> **TASK**: Images are not part of the copy; transcribe all the data exactly.

> **COLLECTED DATA**:
_ _ _
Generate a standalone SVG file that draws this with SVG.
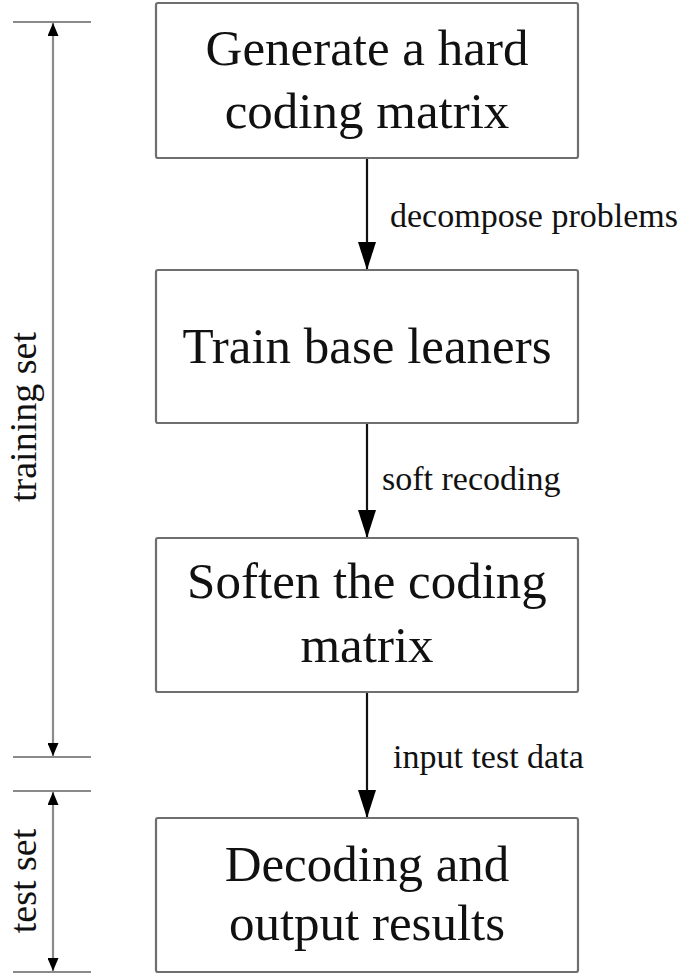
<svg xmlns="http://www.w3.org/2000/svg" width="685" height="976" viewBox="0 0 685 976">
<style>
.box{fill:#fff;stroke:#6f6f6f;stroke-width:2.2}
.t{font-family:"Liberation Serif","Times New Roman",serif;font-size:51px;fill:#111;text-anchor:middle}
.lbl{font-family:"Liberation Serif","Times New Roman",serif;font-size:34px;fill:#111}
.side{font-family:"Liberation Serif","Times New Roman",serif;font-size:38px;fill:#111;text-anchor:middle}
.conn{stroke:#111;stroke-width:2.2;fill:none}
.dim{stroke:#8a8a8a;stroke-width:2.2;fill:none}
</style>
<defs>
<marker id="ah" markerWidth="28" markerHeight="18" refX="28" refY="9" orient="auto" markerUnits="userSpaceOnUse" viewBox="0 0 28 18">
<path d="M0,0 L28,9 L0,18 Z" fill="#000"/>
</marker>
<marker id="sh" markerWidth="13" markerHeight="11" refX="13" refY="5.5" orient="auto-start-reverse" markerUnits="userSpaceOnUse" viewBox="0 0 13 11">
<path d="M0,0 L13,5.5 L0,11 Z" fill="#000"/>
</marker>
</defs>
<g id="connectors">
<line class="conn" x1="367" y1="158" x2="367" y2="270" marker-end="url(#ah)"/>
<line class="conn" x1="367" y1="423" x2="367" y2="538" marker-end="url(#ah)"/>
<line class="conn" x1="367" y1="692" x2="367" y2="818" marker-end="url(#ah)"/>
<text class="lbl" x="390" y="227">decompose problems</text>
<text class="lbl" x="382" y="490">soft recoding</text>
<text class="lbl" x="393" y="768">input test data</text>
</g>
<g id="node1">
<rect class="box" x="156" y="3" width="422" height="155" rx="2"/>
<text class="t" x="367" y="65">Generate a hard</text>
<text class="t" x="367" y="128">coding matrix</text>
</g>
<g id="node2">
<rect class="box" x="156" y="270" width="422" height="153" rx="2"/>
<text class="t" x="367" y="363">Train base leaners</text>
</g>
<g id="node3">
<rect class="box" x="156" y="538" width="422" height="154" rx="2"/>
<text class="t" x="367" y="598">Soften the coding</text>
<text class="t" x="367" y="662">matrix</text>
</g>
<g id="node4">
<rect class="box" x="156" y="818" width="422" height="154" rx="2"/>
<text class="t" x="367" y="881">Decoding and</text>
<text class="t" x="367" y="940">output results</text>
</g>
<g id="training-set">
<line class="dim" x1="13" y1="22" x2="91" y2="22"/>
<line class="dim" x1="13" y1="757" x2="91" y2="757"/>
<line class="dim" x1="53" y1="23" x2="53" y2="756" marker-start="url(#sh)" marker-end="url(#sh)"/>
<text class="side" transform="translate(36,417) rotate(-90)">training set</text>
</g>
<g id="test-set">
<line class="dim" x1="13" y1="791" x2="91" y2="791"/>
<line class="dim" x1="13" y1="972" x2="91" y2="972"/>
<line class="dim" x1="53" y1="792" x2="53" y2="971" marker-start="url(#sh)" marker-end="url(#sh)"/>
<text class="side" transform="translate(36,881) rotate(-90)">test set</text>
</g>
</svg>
_ _ _
> **ANSWER TO THIS TASK**:
Generate a standalone SVG file that draws this with SVG.
<svg xmlns="http://www.w3.org/2000/svg" width="685" height="976" viewBox="0 0 685 976">
<style>
.box{fill:#fff;stroke:#6f6f6f;stroke-width:2.2}
.t{font-family:"Liberation Serif","Times New Roman",serif;font-size:51px;fill:#111;text-anchor:middle}
.lbl{font-family:"Liberation Serif","Times New Roman",serif;font-size:34px;fill:#111}
.side{font-family:"Liberation Serif","Times New Roman",serif;font-size:38px;fill:#111;text-anchor:middle}
.conn{stroke:#111;stroke-width:2.2;fill:none}
.dim{stroke:#8a8a8a;stroke-width:2.2;fill:none}
</style>
<defs>
<marker id="ah" markerWidth="28" markerHeight="18" refX="28" refY="9" orient="auto" markerUnits="userSpaceOnUse" viewBox="0 0 28 18">
<path d="M0,0 L28,9 L0,18 Z" fill="#000"/>
</marker>
<marker id="sh" markerWidth="13" markerHeight="11" refX="13" refY="5.5" orient="auto-start-reverse" markerUnits="userSpaceOnUse" viewBox="0 0 13 11">
<path d="M0,0 L13,5.5 L0,11 Z" fill="#000"/>
</marker>
</defs>
<g id="connectors">
<line class="conn" x1="367" y1="158" x2="367" y2="270" marker-end="url(#ah)"/>
<line class="conn" x1="367" y1="423" x2="367" y2="538" marker-end="url(#ah)"/>
<line class="conn" x1="367" y1="692" x2="367" y2="818" marker-end="url(#ah)"/>
<text class="lbl" x="390" y="227">decompose problems</text>
<text class="lbl" x="382" y="490">soft recoding</text>
<text class="lbl" x="393" y="768">input test data</text>
</g>
<g id="node1">
<rect class="box" x="156" y="3" width="422" height="155" rx="2"/>
<text class="t" x="367" y="65">Generate a hard</text>
<text class="t" x="367" y="128">coding matrix</text>
</g>
<g id="node2">
<rect class="box" x="156" y="270" width="422" height="153" rx="2"/>
<text class="t" x="367" y="363">Train base leaners</text>
</g>
<g id="node3">
<rect class="box" x="156" y="538" width="422" height="154" rx="2"/>
<text class="t" x="367" y="598">Soften the coding</text>
<text class="t" x="367" y="662">matrix</text>
</g>
<g id="node4">
<rect class="box" x="156" y="818" width="422" height="154" rx="2"/>
<text class="t" x="367" y="881">Decoding and</text>
<text class="t" x="367" y="940">output results</text>
</g>
<g id="training-set">
<line class="dim" x1="13" y1="22" x2="91" y2="22"/>
<line class="dim" x1="13" y1="757" x2="91" y2="757"/>
<line class="dim" x1="53" y1="23" x2="53" y2="756" marker-start="url(#sh)" marker-end="url(#sh)"/>
<text class="side" transform="translate(36,417) rotate(-90)">training set</text>
</g>
<g id="test-set">
<line class="dim" x1="13" y1="791" x2="91" y2="791"/>
<line class="dim" x1="13" y1="972" x2="91" y2="972"/>
<line class="dim" x1="53" y1="792" x2="53" y2="971" marker-start="url(#sh)" marker-end="url(#sh)"/>
<text class="side" transform="translate(36,881) rotate(-90)">test set</text>
</g>
</svg>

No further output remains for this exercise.